Economista Raul VellosoDivulgação/Inae

A pergunta que mais circula na mídia econômica é: dado que a antiga âncora fiscal, o chamado teto de gastos, literalmente morreu, é realmente preciso que o novo governo introduza uma nova âncora para não perder o controle da gestão macroeconômica, e, se fosse assim, qual seria ela?

O problema do teto é que ele foi fixado igual à taxa de inflação anual decorrida, mas a despesa pública da União é extremamente rígida.

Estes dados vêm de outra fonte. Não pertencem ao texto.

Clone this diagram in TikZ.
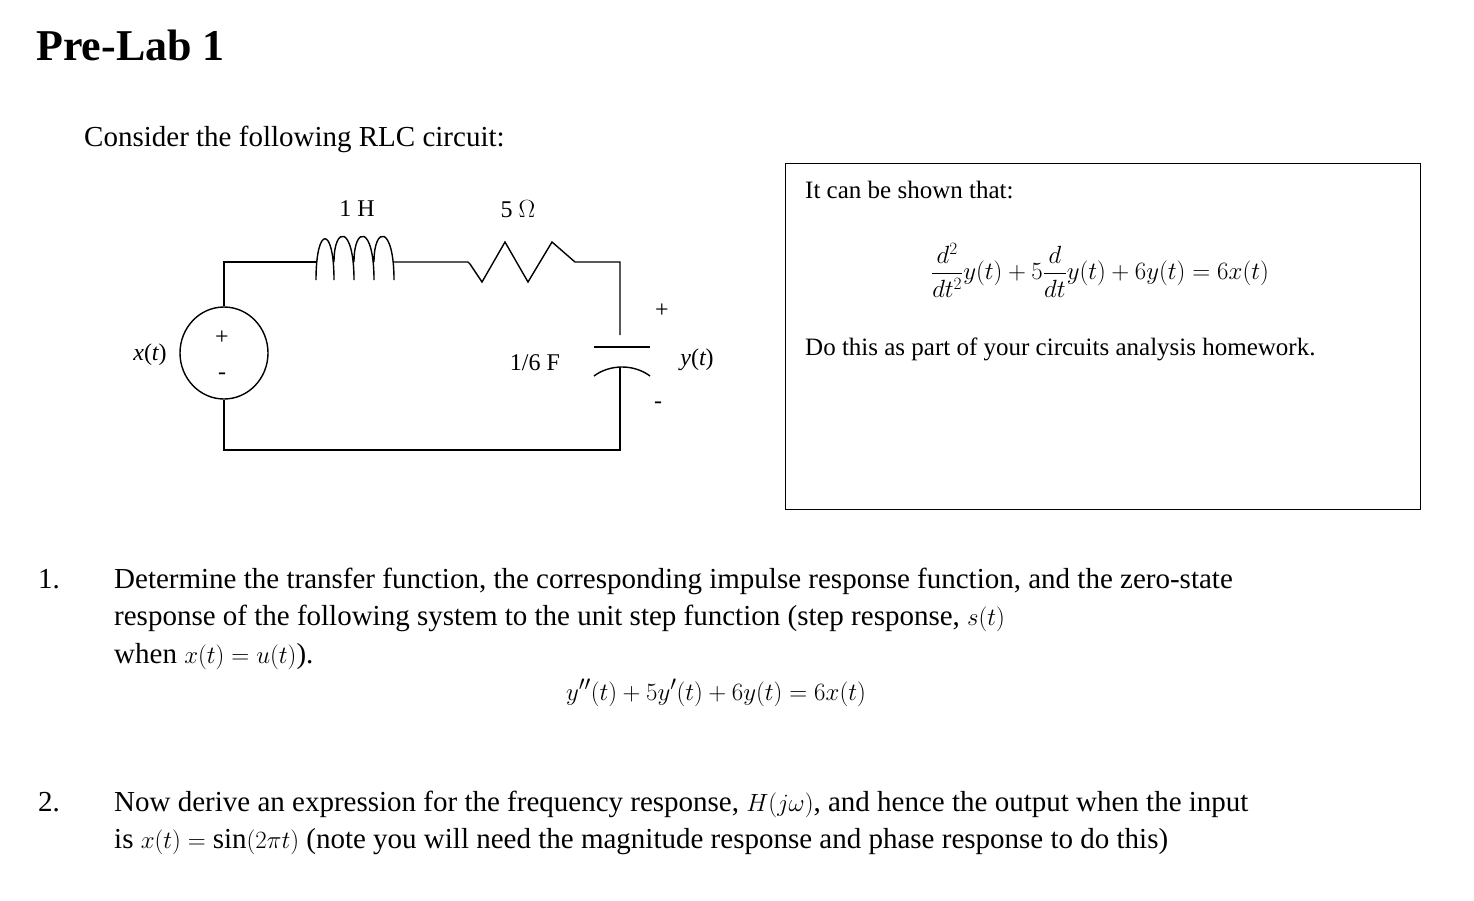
\documentclass[tikz,border=0pt]{standalone}
\usetikzlibrary{shapes.geometric}
\usepackage{amsmath}
\usepackage{fontspec}
\setmainfont{Liberation Serif}
\begin{document}
\begin{tikzpicture}[x=1pt,y=-1pt,
  txt/.style={anchor=base west,inner sep=0pt,font=\fontsize{29}{34}\selectfont},
  sm/.style={inner sep=0pt,font=\fontsize{24}{28}\selectfont},
  w/.style={line width=1.4pt}]
\useasboundingbox (0,0) rectangle (1474,900);
\node[anchor=base west,inner sep=0pt,font=\fontsize{44}{50}\selectfont\bfseries] (title) at (36,60) {Pre-Lab 1};
\node[txt] (cons) at (84,146) {Consider the following RLC circuit:};
% circuit
\node[draw,w,ellipse,minimum width=88,minimum height=92,inner sep=0pt] (src) at (224,353) {};
\node[sm] (sp) at (222,338) {+};
\node[sm] (sm) at (222,376) {-};
\node[sm] (xl) at (150,355) {\itshape x\upshape(\itshape t\upshape)};
\coordinate (tl) at (224,262);
\coordinate (bl) at (224,450);
\coordinate (br) at (620,450);
\coordinate (tr) at (620,262);
\draw[w] (src.north) -- (tl) -- (280,262) -- (316,262);
\draw[w] (316,280) .. controls (316,225) and (334,225) .. (334,280)
  (334,262) .. controls (334,225) and (354,225) .. (354,280)
  (354,262) .. controls (354,225) and (374,225) .. (374,280)
  (374,262) .. controls (374,225) and (394,225) .. (394,280);
\draw[w] (394,262) -- (468,262) -- (470,264) -- (482,282) -- (505,242) -- (528,282) -- (552,242) -- (575,262) -- (585,262) -- (tr) -- (620,335);
\draw[w] (594,347) -- (650,347);
\draw[w] (594,376) .. controls (610,364) and (634,364) .. (650,376);
\draw[w] (620,367) -- (br) -- (bl) -- (src.south);
\node[sm] (lh) at (357,209) {1 H};
\node[sm] (lr) at (518,209) {5 $\Omega$};
\node[sm] (lc) at (535,363) {1/6 F};
\node[sm] (yp) at (662,311) {+};
\node[sm] (ym) at (658,405) {-};
\node[sm] (yl) at (697,360) {\itshape y\upshape(\itshape t\upshape)};
% box
\node[draw,line width=0.8pt,minimum width=635,minimum height=346,anchor=north west,inner sep=0pt] (box) at (785,163) {};
\node[anchor=base west,inner sep=0pt,font=\fontsize{25}{30}\selectfont] (shown) at (805,198) {It can be shown that:};
\node[inner sep=0pt,font=\fontsize{25}{30}\selectfont] (eq1) at (1100,270) {$\dfrac{d^2}{dt^2}y(t)+5\dfrac{d}{dt}y(t)+6y(t)=6x(t)$};
\node[anchor=base west,inner sep=0pt,font=\fontsize{25}{30}\selectfont] (doit) at (805,355) {Do this as part of your circuits analysis homework.};
% questions
\node[txt] (n1) at (38,588) {1.};
\node[txt] (q1a) at (114,588) {Determine the transfer function, the corresponding impulse response function, and the zero-state};
\node[txt] (q1b) at (114,625) {response of the following system to the unit step function (step response, $s(t)$};
\node[txt] (q1c) at (114,663) {when $x(t)=u(t)$).};
\node[txt,anchor=base] (eq2) at (716,700) {$y''(t)+5y'(t)+6y(t)=6x(t)$};
\node[txt] (n2) at (38,811) {2.};
\node[txt] (q2a) at (114,811) {Now derive an expression for the frequency response, $H(j\omega)$, and hence the output when the input};
\node[txt] (q2b) at (114,848) {is $x(t)=\sin(2\pi t)$ (note you will need the magnitude response and phase response to do this)};
\end{tikzpicture}
\end{document}
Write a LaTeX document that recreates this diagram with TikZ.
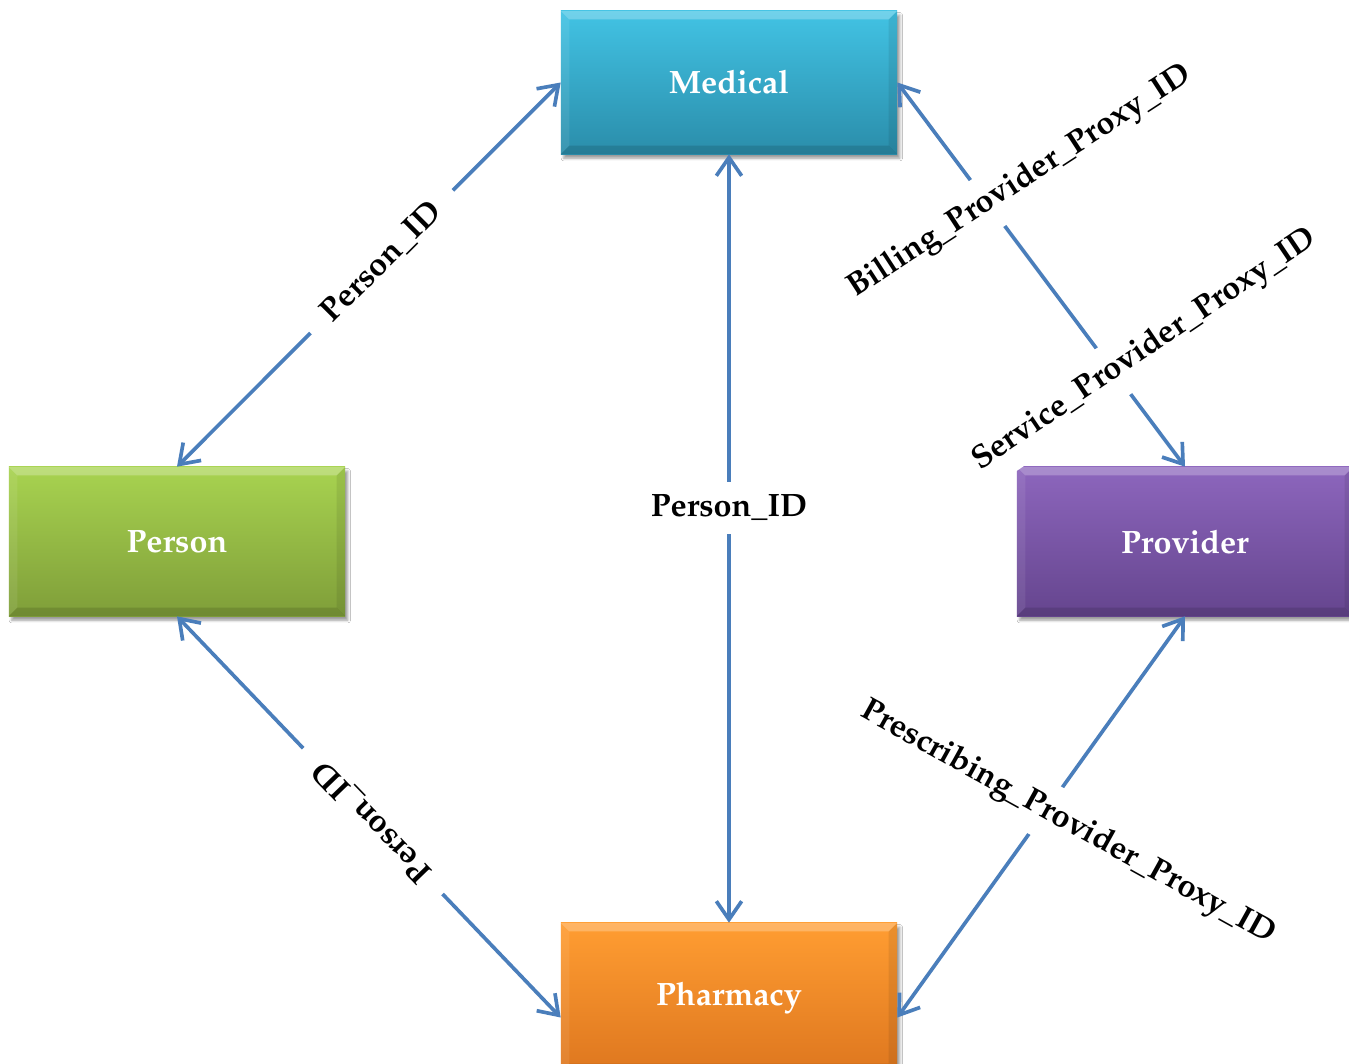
\documentclass[tikz,border=0pt]{standalone}
\usepackage[T1]{fontenc}
\usepackage{mathpazo}
\usetikzlibrary{arrows.meta,shadows.blur,calc}

\definecolor{medtop}{HTML}{42C3E4}
\definecolor{medbot}{HTML}{2A8DAA}
\definecolor{pertop}{HTML}{A8D350}
\definecolor{perbot}{HTML}{7F9E39}
\definecolor{protop}{HTML}{8D66BD}
\definecolor{probot}{HTML}{65458E}
\definecolor{phatop}{HTML}{FF9D32}
\definecolor{phabot}{HTML}{DE771F}
\definecolor{linkblue}{HTML}{4A7EBB}

\tikzset{
  entity/.style={rectangle, inner sep=0pt, minimum width=8.4cm, minimum height=3.725cm,
    text=white, font=\bfseries\fontsize{23}{27}\selectfont,
    blur shadow={shadow xshift=2pt, shadow yshift=-3pt, shadow opacity=40},
    path picture={
      \fill[white,opacity=0.25] (path picture bounding box.north west) -- (path picture bounding box.north east)
        -- ([xshift=-6pt,yshift=-6pt]path picture bounding box.north east) -- ([xshift=6pt,yshift=-6pt]path picture bounding box.north west) -- cycle;
      \fill[black,opacity=0.12] (path picture bounding box.south west) -- (path picture bounding box.south east)
        -- ([xshift=-6pt,yshift=6pt]path picture bounding box.south east) -- ([xshift=6pt,yshift=6pt]path picture bounding box.south west) -- cycle;
      \fill[white,opacity=0.08] (path picture bounding box.north west) -- ([xshift=6pt,yshift=-6pt]path picture bounding box.north west)
        -- ([xshift=6pt,yshift=6pt]path picture bounding box.south west) -- (path picture bounding box.south west) -- cycle;
      \fill[black,opacity=0.08] (path picture bounding box.north east) -- ([xshift=-6pt,yshift=-6pt]path picture bounding box.north east)
        -- ([xshift=-6pt,yshift=6pt]path picture bounding box.south east) -- (path picture bounding box.south east) -- cycle;
    }},
  link/.style={draw=linkblue, line width=2.6pt, {Straight Barb[length=13pt,width=18pt]}-{Straight Barb[length=13pt,width=18pt]}},
  idlabel/.style={fill=white, inner xsep=16pt, inner ysep=9pt, font=\bfseries\fontsize{23}{27}\selectfont}
}

\begin{document}
\begin{tikzpicture}[x=0.025cm,y=-0.025cm]
    \useasboundingbox (0,0) rectangle (1349,1064);
    \fill[white] (0,0) rectangle (1349,1064);

    %tables
    \node[entity, minimum height=3.575cm, top color=medtop, bottom color=medbot] (medical) at (729,82.5) {Medical};
    \node[entity, top color=pertop, bottom color=perbot] (person) at (177,541.5) {Person};
    \node[entity, top color=protop, bottom color=probot] (provider) at (1185,541.5) {Provider};
    \node[entity, top color=phatop, bottom color=phabot] (pharmacy) at (729,997.5) {Pharmacy};

    %keys
    \draw[link] (medical.west) -- (person.north);
    \draw[link] (medical.south) -- (pharmacy.north);
    \draw[link] (medical.east) -- (provider.north);
    \draw[link] (person.south) -- ($(pharmacy.west)+(0,20)$);
    \draw[link] (provider.south) -- ($(pharmacy.east)+(0,20)$);

    %labels
    \node[idlabel, rotate=45] (pid1) at (382,262) {Person\_ID};
    \node[idlabel] (pid2) at (729,508) {Person\_ID};
    \node[idlabel, rotate=134] (pid3) at (373,821) {Person\_ID};
    \node[idlabel, rotate=33] (billing) at (1020,182) {Billing\_Provider\_Proxy\_ID};
    \node[idlabel, rotate=34] (service) at (1145,350) {Service\_Provider\_Proxy\_ID};
    \node[idlabel, rotate=-29] (prescribing) at (1068,823) {Prescribing\_Provider\_Proxy\_ID};
\end{tikzpicture}
\end{document}
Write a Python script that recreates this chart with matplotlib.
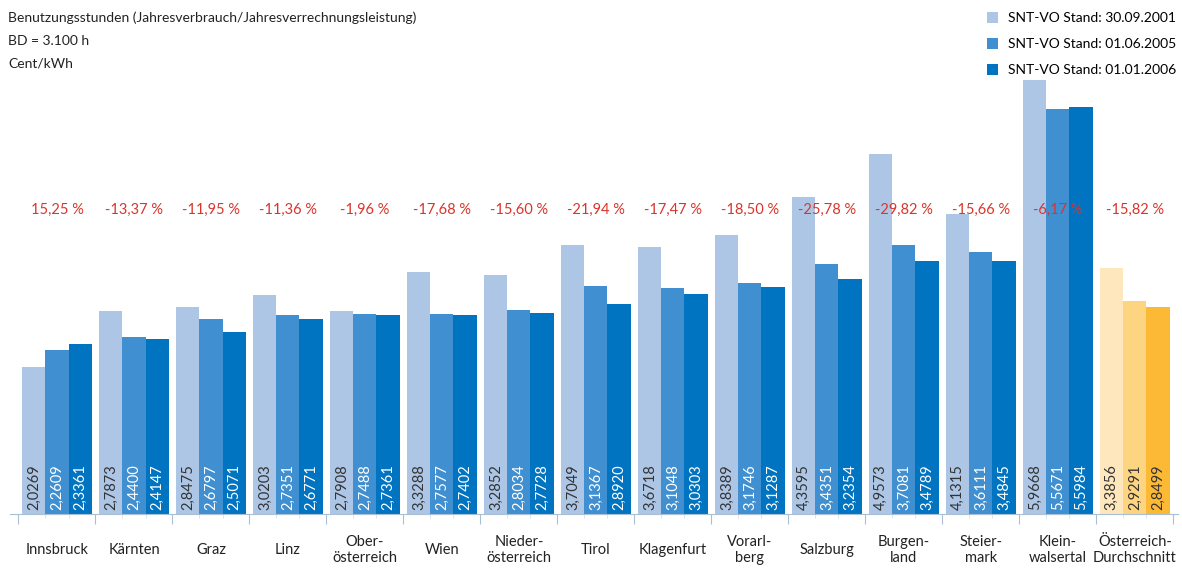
import numpy as np
import matplotlib
matplotlib.use("Agg")
import matplotlib.pyplot as plt

plt.rcParams['font.family'] = ['Lato', 'DejaVu Sans']

regions = ['Innsbruck', 'Kärnten', 'Graz', 'Linz', 'Ober-\nösterreich', 'Wien',
           'Nieder-\nösterreich', 'Tirol', 'Klagenfurt', 'Vorarl-\nberg', 'Salzburg',
           'Burgen-\nland', 'Steier-\nmark', 'Klein-\nwalsertal', 'Österreich-\nDurchschnitt']
stand_2001 = [2.0269, 2.7873, 2.8475, 3.0203, 2.7908, 3.3288, 3.2852, 3.7049, 3.6718,
              3.8389, 4.3595, 4.9573, 4.1315, 5.9668, 3.3856]
stand_2005 = [2.2609, 2.4400, 2.6797, 2.7351, 2.7488, 2.7577, 2.8034, 3.1367, 3.1048,
              3.1746, 3.4351, 3.7081, 3.6111, 5.5671, 2.9291]
stand_2006 = [2.3361, 2.4147, 2.5071, 2.6771, 2.7361, 2.7402, 2.7728, 2.8920, 3.0303,
              3.1287, 3.2354, 3.4789, 3.4845, 5.5984, 2.8499]
changes = ['15,25 %', '-13,37 %', '-11,95 %', '-11,36 %', '-1,96 %', '-17,68 %', '-15,60 %',
           '-21,94 %', '-17,47 %', '-18,50 %', '-25,78 %', '-29,82 %', '-15,66 %', '-6,17 %',
           '-15,82 %']
series_names = ['SNT-VO Stand: 30.09.2001', 'SNT-VO Stand: 01.06.2005', 'SNT-VO Stand: 01.01.2006']

blues = ['#adc6e6', '#3f8fd1', '#0073c1']
oranges = ['#fee7bd', '#fdd581', '#fbb935']
text_cols = ['#333333', 'white', 'white']

fig = plt.figure(figsize=(11.82, 5.70), dpi=100)
ax = fig.add_axes([10/1182, 1-514/570, 1168/1182, (514-78)/570])

x = np.arange(len(regions))
w = 0.3
series = [stand_2001, stand_2005, stand_2006]
n = len(regions)
for k, vals in enumerate(series):
    cols = [blues[k]] * (n - 1) + [oranges[k]]
    xs = x + (k - 1) * w
    ax.bar(xs, vals, width=w, color=cols, edgecolor='none', label=series_names[k])
    for i, v in enumerate(vals):
        tc = text_cols[k] if i < n - 1 else '#333333'
        ax.text(xs[i], 0.05, f'{v:.4f}'.replace('.', ','), rotation=90, ha='center',
                va='bottom', color=tc, fontsize=10.5)

for i, c in enumerate(changes):
    ax.text(x[i], 4.18, c, ha='center', va='center', color='#d9352c', fontsize=10.5)

ax.set_xlim(-0.61, 14.56)
ax.set_ylim(0, 6.0)
for s in ['top', 'right', 'left']:
    ax.spines[s].set_visible(False)
ax.spines['bottom'].set_color('#a9bfd6')
ax.set_yticks([])
ax.set_xticks(np.arange(-0.5, n, 1.0))
ax.set_xticklabels([])
ax.tick_params(axis='x', length=7, color='#a9bfd6')
ax.set_xticks(np.concatenate([x - 0.15, x + 0.15]), minor=True)
ax.tick_params(axis='x', which='minor', length=3, color='#d5e0ec')
for i, r in enumerate(regions):
    ax.text(x[i], -0.49, r, ha='center', va='center', fontsize=10.5, color='#222222',
            linespacing=1.2)

fig.text(8/1182, 1-18/570, 'Benutzungsstunden (Jahresverbrauch/Jahresverrechnungsleistung)',
         fontsize=10, va='center', color='#222222')
fig.text(8/1182, 1-41/570, 'BD = 3.100 h', fontsize=10, va='center', color='#222222')
fig.text(8/1182, 1-64/570, 'Cent/kWh', fontsize=10, va='center', color='#222222')

ax.legend(loc='upper right', bbox_to_anchor=(1180/1182, 1-8/570), bbox_transform=fig.transFigure,
          frameon=False, fontsize=10, handlelength=0.8, handleheight=0.8,
          labelspacing=1.0, handletextpad=0.7, borderaxespad=0, borderpad=0.3)

fig.savefig('out.png', dpi=100)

Com base nos dados de 2021, calculo que 96,9% dos gastos não financeiros totais têm tal característica, daí serem chamados de gastos obrigatórios.

Como tal, existe algum tipo de legislação que faz com que eles tendam automaticamente a crescer mais que a inflação, a menos de mudanças legislativas difíceis de aprovar. Não é por outra razão que em cada ano que passou desde a criação do teto (2016), o peso dos gastos obrigatórios seguiu subindo, enquanto o dos discricionários só caiu, tal que hoje estes estão se aproximando de zero.

Enquanto decide que nova regra definitiva tentará aprovar no Congresso para valer a partir de 2024, o governo negocia uma emenda constitucional que lhe conceda o perdão pela iminente violação do teto em 2023 (pelo gasto total crescer bem mais do que a regra do teto permitiria), e lhe autorize, em adição, a ampliar programas e regras que lhe parecem fundamentais, como a de assegurar um Bolsa-Família de R$ 600 mais R$ 150 por criança, entre outras medidas prometidas na campanha eleitoral.

Turbinado de credibilidade pelo início do mandato, imagino que em breve Lula aprovará uma medida que o salvará no curtíssimo prazo, certamente a um custo altíssimo em termos de verbas adicionais entregues ao manejo dos titulares de mandato que hoje dão as cartas nesse processo.

Quanto à regra de maior duração que deveria substituir o tal do teto, não vejo muito futuro para as propostas que andam circulando por aí. De minha parte, sinto a falta de um diagnóstico apropriado que viabilize a criação de uma saída que de fato resolva o gigantesco problema que temos nas mãos.

Nesta altura, permito-me apenas chamar a atenção de todos que a saída terá de vir do equacionamento dos gigantescos déficits previdenciários tanto na União, como nos demais entes, cujo financiamento espanta para longe as possibilidades de aumentar os investimentos e, por consequência, o tão ansiado crescimento do PIB. Por enquanto, apenas chamo a atenção de todos que, de 1987 a 2021, o peso dos gastos previdenciários no total despendido pela União aumentou cerca de 170%, passando de 19,2% para 51,8% do total, algo obviamente absurdo. A nova âncora terá de ser o equacionamento disso.

Paralelamente, vale ressaltar que, em segundo lugar, vem o aumento do peso dos tão necessários gastos em assistência social (como o Bolsa-Família), cujo peso de 1987 para 2021 passou de 9,1% para 16,4% do total, um aumento de não menos que 80%. O chocante mesmo foi constatar que os investimentos em infraestrutura desabaram 86%, passando de 16% para 2,2% do total.

Por falta de espaço, explicarei em detalhe o caminho do ajuste a ser trilhado, em uma próxima oportunidade. Meu Estado natal, o Piauí, está concluindo um processo de ajuste como o que a União precisa fazer.